Байопик – жанр перформативный, но Дитер Бернер опускает эту его составляющую. Как на сцене в «Пратере», занавес поднимается и падает, давая нам несколько секунд, чтобы рассмотреть замершие на сцене раскрашенные тела. Эгона Шиле призывают в армию, он говорит, что умрёт, если не будет каждый день рисовать, и камера схватывает его пальцы, мнущие карандаш, но столь важная, например, для Ремарка трагедия интеллигента на войне, осознающего, что Шопенгауэр отныне будет менее важен, чем начищенные пуговицы перед смотром, никак не артикулируется. Мотив «другой службы», вроде бы затронутый Эгоном в разговоре с женой, о том, что выставки во время войны не менее важны, чем солдатская работа, также не развивается. Остаётся впечатление, что для Шиле важны не мирное противостояние военной агрессии и не сохранение культурной идентичности через искусство, а, буквально, свои собственные выставки. Всё схватывается лёгкими штрихами: вот – творческая свободомыслящая Валли в лоскутном халате в красно-оранжевую клетку, в котором он напишет её на своей картине, вот – буржуазная жена Эдит в чёрно-белом полосатом платье, которую он зарисует. Трагическая струна начинает звучать разве что в истории смерти Валли – она умирает, дойдя военной медсестрой до Далмации, куда когда-то мечтала поехать с любимым Эгоном; но и этот надрыв растворяется в неспешном хронометраже, как расплываются отражения лилий в пруду на полотнах Моне.

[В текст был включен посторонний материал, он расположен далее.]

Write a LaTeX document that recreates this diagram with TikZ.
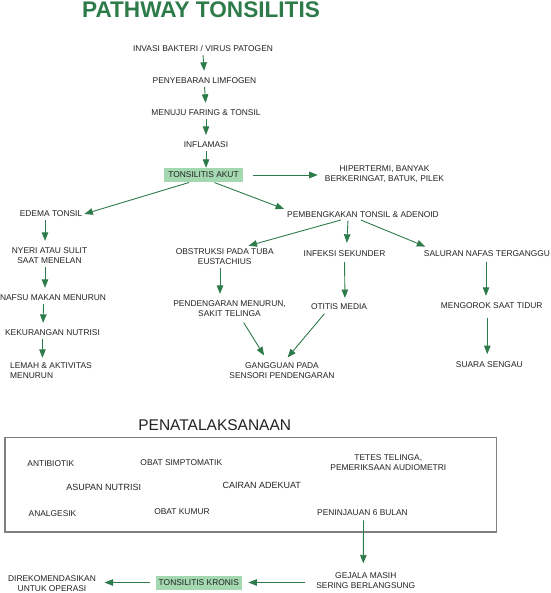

Возможно, для Дитера Бернера эта картина была не способом экспрессивно высказаться по наболевшим социальным вопросам – ибо больше всего эта работа напоминает неспешный задумчивый разговор со своим внутренним героем. Спокойный хронометраж и холодноватый колорит картины никак не отражает, например, сумасшедшей работоспособности Эгона Шиле, оставившего после 28 лет жизни 300 работ маслом и несколько тысяч рисунков. Это простой и даже слегка суховатый рассказ о жизни, творчестве и любви, который оставляет странное послевкусие именно потому, что прежде казалось невозможным так беспристрастно рассказывать о любви, жизни и творчестве – тем более такой персоналии, как «австрийский Джеймс Дин». Но работа молодых актёров прекрасна, съёмочная группа делает своё дело с профессионализмом и полной отдачей, и Дитер Бернер ведёт этот разговор с Эгоном Шиле – вероятно, тот всё-таки отвечает на какие-то волнующие его вопросы. Нам остаётся только наблюдать.